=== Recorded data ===
────────────────────────────────────────

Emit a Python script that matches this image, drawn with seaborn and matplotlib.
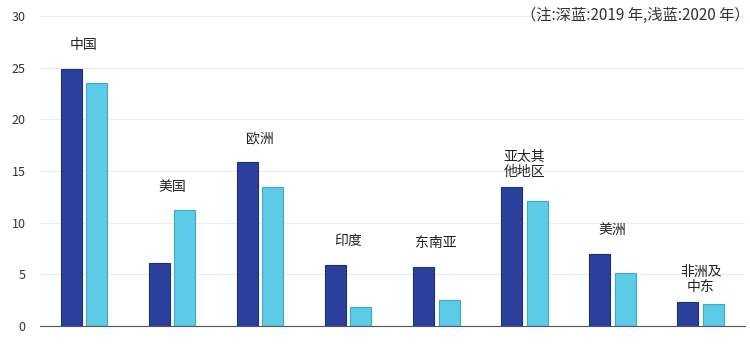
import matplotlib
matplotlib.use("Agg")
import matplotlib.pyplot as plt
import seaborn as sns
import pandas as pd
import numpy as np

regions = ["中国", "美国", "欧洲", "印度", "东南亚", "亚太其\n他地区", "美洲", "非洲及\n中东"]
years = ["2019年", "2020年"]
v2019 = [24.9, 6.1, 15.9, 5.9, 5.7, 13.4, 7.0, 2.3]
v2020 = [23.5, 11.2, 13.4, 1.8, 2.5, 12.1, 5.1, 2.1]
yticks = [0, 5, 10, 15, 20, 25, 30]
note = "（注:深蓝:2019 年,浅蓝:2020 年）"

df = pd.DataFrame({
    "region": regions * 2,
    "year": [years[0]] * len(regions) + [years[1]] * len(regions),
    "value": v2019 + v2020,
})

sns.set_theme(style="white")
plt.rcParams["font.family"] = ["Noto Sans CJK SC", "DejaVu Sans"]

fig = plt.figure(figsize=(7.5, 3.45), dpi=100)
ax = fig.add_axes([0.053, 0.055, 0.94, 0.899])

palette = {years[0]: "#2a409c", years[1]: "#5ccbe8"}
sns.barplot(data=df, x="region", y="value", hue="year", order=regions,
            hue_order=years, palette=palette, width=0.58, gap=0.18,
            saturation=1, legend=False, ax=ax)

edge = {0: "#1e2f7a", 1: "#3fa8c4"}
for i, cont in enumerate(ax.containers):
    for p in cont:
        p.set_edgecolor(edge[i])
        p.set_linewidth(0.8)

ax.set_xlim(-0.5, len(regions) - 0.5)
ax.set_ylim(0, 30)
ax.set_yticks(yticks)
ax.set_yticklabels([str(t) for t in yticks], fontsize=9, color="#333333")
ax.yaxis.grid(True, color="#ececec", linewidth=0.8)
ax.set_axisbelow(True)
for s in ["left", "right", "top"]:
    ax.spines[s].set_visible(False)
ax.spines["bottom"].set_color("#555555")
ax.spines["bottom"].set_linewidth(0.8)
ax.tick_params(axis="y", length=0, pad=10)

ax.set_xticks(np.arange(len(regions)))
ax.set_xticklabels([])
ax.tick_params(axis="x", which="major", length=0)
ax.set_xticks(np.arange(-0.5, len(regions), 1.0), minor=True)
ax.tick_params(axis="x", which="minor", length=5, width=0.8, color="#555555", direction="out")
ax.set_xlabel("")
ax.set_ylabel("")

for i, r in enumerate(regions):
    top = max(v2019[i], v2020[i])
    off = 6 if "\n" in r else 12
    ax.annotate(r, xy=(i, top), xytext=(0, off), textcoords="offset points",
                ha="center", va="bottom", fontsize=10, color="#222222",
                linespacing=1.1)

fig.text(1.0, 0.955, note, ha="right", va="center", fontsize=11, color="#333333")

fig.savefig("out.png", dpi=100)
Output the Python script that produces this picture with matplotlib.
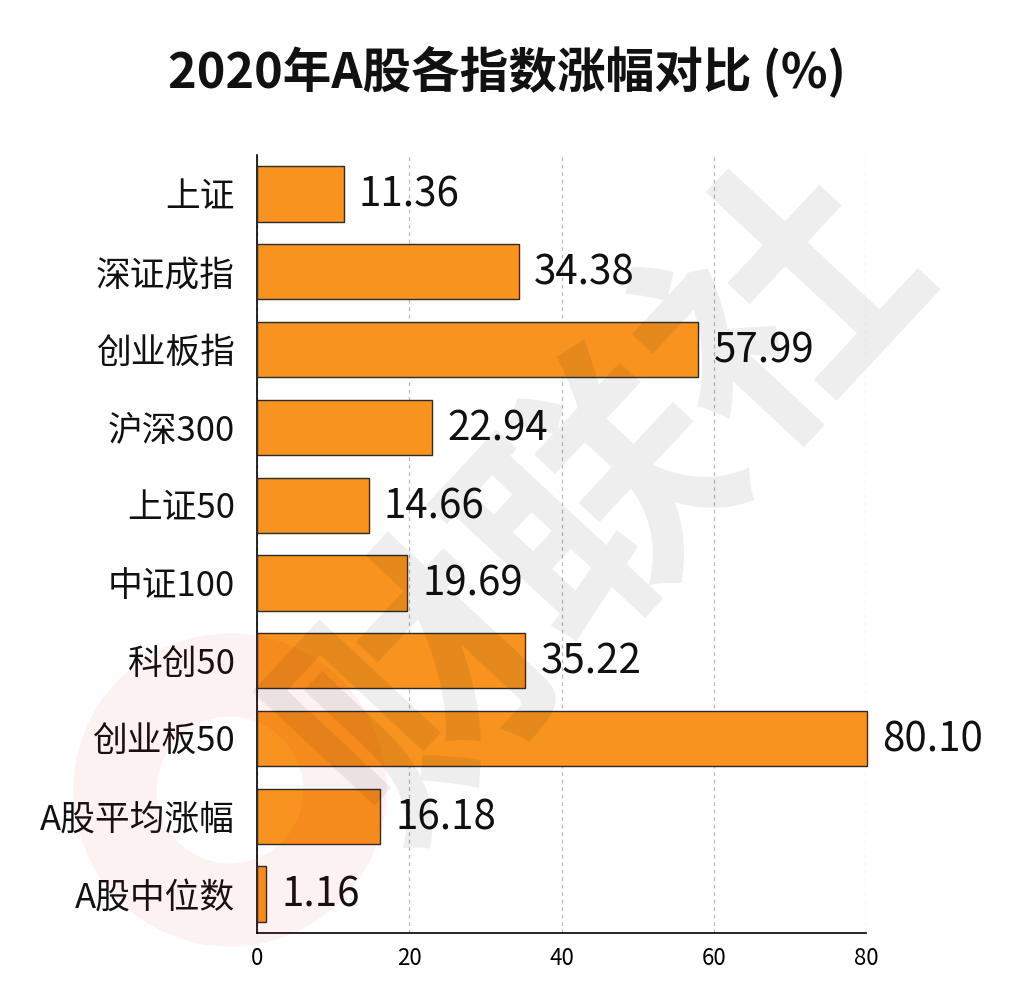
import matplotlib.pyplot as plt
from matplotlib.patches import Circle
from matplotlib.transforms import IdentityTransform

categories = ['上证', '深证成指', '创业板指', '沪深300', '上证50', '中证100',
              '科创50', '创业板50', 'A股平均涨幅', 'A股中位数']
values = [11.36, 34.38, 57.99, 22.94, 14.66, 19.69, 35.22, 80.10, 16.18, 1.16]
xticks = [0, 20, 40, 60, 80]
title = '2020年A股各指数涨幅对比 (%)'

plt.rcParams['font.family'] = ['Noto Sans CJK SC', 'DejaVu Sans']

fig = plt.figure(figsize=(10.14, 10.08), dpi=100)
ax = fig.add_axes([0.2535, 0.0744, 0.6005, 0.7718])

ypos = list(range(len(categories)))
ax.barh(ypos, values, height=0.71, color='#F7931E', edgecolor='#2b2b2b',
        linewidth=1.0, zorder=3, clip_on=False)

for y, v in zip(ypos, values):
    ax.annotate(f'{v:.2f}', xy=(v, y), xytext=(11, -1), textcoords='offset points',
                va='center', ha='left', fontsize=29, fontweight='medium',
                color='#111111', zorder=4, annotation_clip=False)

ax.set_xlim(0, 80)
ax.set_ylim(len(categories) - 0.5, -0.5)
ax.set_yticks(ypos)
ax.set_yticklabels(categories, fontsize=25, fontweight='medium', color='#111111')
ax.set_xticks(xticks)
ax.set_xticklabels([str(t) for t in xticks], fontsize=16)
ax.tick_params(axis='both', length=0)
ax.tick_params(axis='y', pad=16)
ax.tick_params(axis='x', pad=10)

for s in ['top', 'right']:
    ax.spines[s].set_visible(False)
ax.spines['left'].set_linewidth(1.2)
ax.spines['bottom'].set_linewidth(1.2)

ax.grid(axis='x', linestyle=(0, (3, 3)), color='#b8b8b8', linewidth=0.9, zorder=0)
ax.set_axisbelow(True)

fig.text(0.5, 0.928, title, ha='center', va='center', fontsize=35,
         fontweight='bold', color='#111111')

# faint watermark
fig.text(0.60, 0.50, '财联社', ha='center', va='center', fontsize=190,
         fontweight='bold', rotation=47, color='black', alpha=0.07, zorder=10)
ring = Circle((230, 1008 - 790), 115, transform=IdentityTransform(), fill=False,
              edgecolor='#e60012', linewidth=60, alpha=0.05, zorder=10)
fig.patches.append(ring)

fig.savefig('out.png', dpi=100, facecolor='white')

────────────────────────────────────────

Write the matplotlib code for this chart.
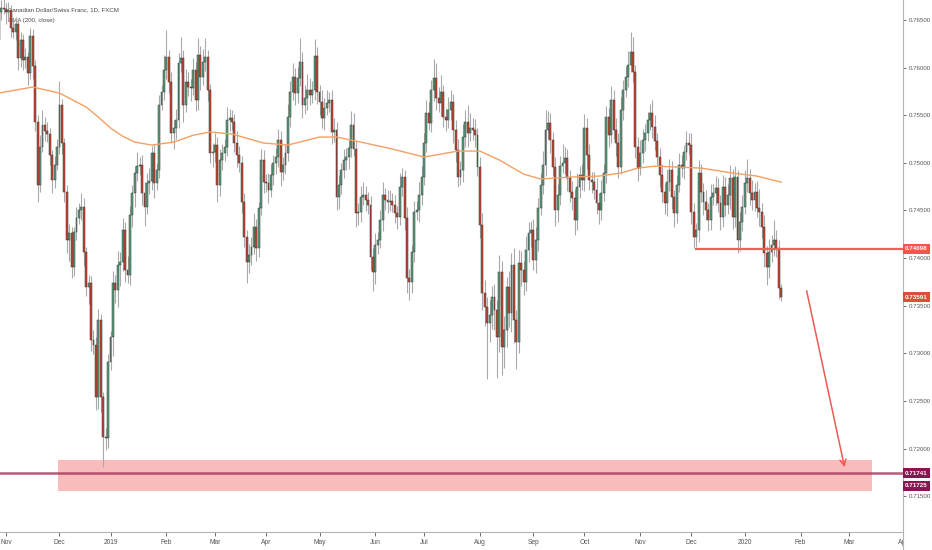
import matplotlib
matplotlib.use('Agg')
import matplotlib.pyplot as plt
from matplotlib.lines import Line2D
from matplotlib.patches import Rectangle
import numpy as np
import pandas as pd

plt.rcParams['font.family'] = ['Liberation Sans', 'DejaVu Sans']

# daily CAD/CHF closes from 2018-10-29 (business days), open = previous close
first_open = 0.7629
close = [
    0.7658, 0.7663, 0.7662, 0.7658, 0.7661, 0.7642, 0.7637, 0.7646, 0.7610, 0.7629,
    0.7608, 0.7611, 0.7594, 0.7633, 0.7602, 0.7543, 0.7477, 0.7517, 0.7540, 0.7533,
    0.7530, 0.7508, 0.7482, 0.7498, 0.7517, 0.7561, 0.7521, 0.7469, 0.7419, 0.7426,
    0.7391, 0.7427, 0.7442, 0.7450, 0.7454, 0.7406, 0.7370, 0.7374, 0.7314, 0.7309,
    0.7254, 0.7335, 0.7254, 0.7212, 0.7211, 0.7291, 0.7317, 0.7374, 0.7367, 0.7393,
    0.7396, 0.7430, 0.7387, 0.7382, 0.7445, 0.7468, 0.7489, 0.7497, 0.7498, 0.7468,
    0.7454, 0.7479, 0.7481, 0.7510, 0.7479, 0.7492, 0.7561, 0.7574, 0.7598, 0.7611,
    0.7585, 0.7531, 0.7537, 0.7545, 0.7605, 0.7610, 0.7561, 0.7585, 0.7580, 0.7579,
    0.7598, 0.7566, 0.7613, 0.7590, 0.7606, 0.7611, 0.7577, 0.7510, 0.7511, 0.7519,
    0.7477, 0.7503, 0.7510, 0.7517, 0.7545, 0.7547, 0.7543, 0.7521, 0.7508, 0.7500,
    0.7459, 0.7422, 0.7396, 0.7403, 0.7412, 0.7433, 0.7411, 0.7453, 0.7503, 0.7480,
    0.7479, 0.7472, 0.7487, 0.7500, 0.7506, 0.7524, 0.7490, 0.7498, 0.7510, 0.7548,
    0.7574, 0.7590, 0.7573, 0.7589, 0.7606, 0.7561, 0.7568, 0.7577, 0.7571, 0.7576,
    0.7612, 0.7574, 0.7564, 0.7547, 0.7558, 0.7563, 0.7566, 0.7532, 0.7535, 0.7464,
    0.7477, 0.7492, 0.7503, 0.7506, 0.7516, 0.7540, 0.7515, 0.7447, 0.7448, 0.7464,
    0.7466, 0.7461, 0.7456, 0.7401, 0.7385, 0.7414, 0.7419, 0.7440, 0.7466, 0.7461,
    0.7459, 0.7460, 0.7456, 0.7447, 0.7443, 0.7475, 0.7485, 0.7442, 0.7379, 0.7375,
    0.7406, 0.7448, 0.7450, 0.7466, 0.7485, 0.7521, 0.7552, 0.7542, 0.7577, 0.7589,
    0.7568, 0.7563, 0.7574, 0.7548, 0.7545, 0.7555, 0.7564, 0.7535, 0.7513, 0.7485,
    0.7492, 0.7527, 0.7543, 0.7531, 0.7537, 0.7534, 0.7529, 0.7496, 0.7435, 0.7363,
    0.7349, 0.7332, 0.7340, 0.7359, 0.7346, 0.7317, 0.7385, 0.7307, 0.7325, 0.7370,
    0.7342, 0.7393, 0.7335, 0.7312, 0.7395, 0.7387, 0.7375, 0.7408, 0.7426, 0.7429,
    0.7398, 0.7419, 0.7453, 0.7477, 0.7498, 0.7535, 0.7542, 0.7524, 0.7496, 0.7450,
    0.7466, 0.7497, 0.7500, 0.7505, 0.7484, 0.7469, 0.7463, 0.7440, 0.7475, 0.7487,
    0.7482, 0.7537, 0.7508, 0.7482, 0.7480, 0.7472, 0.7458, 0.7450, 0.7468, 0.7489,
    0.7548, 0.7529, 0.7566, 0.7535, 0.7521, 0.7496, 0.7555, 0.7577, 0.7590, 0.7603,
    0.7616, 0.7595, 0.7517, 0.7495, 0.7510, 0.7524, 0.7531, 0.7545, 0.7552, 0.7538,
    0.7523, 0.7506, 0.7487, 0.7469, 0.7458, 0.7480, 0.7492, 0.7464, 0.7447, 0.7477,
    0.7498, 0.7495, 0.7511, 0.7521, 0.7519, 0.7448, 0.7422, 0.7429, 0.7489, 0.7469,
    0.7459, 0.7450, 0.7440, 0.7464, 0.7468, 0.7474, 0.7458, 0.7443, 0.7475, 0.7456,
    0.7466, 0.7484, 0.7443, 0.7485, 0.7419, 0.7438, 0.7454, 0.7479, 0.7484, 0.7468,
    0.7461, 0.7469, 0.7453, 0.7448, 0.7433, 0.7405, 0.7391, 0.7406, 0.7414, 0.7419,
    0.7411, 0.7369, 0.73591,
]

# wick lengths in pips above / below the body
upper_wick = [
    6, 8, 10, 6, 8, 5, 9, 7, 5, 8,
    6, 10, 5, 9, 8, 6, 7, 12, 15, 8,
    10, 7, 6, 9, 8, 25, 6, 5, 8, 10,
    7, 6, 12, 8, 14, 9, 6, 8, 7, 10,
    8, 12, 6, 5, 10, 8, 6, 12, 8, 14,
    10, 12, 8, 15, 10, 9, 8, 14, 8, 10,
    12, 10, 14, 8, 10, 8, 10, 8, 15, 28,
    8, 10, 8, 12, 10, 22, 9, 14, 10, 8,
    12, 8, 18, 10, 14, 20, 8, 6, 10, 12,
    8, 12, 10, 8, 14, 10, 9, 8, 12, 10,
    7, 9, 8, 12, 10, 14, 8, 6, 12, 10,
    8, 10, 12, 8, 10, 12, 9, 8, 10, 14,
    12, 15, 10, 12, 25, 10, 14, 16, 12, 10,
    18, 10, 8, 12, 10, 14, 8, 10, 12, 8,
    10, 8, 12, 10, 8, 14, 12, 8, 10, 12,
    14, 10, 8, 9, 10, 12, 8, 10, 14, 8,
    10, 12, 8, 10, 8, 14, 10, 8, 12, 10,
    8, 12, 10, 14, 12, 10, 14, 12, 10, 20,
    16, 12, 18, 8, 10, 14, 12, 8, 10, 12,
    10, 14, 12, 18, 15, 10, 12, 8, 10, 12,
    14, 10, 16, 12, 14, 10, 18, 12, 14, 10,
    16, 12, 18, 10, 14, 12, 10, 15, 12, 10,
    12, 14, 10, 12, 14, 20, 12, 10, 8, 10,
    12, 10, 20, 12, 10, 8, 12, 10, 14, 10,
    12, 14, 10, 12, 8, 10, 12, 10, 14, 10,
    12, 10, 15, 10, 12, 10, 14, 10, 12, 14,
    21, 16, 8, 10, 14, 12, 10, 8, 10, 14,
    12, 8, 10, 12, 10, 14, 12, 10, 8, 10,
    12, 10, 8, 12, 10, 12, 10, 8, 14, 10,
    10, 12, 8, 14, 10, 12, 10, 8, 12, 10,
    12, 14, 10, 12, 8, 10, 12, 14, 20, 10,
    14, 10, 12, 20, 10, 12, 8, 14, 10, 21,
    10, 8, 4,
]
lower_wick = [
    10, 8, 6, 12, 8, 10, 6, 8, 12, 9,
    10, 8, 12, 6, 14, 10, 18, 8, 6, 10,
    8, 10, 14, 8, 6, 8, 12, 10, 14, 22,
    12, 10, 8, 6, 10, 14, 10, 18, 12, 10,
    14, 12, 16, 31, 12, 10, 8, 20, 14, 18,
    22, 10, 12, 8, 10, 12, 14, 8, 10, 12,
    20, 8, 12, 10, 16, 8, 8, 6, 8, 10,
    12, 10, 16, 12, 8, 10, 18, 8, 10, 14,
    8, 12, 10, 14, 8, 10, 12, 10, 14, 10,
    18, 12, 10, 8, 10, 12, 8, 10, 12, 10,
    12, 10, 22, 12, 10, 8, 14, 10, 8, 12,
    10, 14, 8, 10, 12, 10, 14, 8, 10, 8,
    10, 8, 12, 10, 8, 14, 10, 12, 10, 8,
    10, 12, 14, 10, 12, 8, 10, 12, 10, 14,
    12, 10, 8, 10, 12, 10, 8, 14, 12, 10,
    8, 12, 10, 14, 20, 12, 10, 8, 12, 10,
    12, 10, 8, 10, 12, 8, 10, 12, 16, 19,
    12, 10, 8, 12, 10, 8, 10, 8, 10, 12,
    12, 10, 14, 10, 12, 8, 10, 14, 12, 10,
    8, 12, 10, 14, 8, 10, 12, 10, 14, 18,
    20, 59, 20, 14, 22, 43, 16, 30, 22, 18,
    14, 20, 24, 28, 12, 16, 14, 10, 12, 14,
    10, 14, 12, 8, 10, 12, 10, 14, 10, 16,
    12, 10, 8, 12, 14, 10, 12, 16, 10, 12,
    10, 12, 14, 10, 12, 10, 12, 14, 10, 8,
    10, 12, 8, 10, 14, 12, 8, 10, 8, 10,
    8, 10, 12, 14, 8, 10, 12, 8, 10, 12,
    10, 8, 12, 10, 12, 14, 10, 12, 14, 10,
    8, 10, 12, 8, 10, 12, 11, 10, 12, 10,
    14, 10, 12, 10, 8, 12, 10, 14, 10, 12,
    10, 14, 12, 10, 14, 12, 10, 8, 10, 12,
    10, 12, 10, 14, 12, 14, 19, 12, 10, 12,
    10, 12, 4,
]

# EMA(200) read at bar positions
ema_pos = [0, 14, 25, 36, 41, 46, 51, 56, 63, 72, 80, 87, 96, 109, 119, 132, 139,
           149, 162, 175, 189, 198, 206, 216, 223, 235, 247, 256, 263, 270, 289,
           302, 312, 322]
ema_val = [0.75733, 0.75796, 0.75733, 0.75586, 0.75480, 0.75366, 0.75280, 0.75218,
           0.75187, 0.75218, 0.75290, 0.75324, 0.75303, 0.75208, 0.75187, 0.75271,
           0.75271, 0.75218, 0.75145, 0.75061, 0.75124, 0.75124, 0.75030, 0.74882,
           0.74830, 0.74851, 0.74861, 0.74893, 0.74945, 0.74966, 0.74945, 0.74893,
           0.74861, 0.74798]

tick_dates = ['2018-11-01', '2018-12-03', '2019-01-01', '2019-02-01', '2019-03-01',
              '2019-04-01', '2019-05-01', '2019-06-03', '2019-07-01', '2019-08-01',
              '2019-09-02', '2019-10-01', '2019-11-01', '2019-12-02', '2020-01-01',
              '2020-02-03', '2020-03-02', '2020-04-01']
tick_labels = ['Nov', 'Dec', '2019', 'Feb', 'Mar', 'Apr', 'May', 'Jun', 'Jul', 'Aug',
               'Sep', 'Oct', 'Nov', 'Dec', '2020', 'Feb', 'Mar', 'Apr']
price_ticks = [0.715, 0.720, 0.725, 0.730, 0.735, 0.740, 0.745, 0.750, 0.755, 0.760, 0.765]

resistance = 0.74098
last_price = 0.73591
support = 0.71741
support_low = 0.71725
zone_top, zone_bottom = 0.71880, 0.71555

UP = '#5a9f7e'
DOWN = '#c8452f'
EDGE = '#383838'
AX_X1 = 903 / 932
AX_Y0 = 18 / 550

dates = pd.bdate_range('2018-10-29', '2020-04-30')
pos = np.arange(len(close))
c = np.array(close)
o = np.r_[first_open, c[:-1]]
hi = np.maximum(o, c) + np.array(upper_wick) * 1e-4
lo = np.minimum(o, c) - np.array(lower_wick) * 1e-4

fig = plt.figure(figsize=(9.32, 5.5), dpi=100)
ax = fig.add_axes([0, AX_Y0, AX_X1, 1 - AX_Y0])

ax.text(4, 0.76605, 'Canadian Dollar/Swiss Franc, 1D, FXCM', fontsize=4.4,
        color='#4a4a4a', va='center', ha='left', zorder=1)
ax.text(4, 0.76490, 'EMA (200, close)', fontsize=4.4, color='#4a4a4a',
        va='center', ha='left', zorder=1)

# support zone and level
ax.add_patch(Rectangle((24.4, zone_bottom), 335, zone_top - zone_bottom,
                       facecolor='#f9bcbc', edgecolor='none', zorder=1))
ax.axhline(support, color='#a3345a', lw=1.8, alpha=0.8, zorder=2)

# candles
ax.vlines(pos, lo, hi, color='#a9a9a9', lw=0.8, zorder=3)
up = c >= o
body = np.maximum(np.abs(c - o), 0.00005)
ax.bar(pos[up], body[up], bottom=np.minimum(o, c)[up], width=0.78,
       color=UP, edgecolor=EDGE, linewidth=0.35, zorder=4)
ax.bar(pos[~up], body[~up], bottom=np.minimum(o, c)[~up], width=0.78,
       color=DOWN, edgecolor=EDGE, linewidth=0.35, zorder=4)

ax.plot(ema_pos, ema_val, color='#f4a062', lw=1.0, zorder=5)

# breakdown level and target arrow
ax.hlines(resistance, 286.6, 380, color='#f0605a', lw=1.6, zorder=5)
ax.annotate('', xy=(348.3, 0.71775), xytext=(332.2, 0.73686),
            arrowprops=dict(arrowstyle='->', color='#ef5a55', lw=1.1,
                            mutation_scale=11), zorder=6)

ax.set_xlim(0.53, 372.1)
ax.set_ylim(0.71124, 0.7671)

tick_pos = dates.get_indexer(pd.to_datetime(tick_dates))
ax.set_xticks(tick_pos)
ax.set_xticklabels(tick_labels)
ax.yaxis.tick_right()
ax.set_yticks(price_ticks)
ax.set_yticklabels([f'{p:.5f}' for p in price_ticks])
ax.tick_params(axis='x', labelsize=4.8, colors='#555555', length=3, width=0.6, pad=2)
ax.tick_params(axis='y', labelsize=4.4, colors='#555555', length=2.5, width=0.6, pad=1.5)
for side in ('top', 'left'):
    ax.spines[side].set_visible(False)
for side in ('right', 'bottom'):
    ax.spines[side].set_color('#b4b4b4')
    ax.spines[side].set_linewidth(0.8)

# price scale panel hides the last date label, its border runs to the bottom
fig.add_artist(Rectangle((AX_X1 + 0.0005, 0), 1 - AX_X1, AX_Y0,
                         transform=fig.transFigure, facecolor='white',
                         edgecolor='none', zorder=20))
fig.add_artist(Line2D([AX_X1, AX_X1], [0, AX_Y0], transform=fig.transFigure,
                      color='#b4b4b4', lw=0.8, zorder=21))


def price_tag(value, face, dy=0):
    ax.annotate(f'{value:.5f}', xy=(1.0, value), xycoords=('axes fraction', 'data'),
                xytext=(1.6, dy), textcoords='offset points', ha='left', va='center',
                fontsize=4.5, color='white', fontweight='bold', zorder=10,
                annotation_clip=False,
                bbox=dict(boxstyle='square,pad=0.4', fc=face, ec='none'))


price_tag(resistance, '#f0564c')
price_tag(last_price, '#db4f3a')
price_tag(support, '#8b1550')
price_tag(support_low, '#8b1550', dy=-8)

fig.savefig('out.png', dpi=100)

────────────────────────────────────────

=== WRITTEN REQUEST ===
Leave out the pictures and transcribe exactly the lines from the one containing "Output the Python" through the one containing "ax = fig.add_axes([0.2535, 0.0744, 0.6005, 0.7718])".

=== TASK RESPONSE ===
Output the Python script that produces this picture with matplotlib.
import matplotlib.pyplot as plt
from matplotlib.patches import Circle
from matplotlib.transforms import IdentityTransform

categories = ['上证', '深证成指', '创业板指', '沪深300', '上证50', '中证100',
              '科创50', '创业板50', 'A股平均涨幅', 'A股中位数']
values = [11.36, 34.38, 57.99, 22.94, 14.66, 19.69, 35.22, 80.10, 16.18, 1.16]
xticks = [0, 20, 40, 60, 80]
title = '2020年A股各指数涨幅对比 (%)'

plt.rcParams['font.family'] = ['Noto Sans CJK SC', 'DejaVu Sans']

fig = plt.figure(figsize=(10.14, 10.08), dpi=100)
ax = fig.add_axes([0.2535, 0.0744, 0.6005, 0.7718])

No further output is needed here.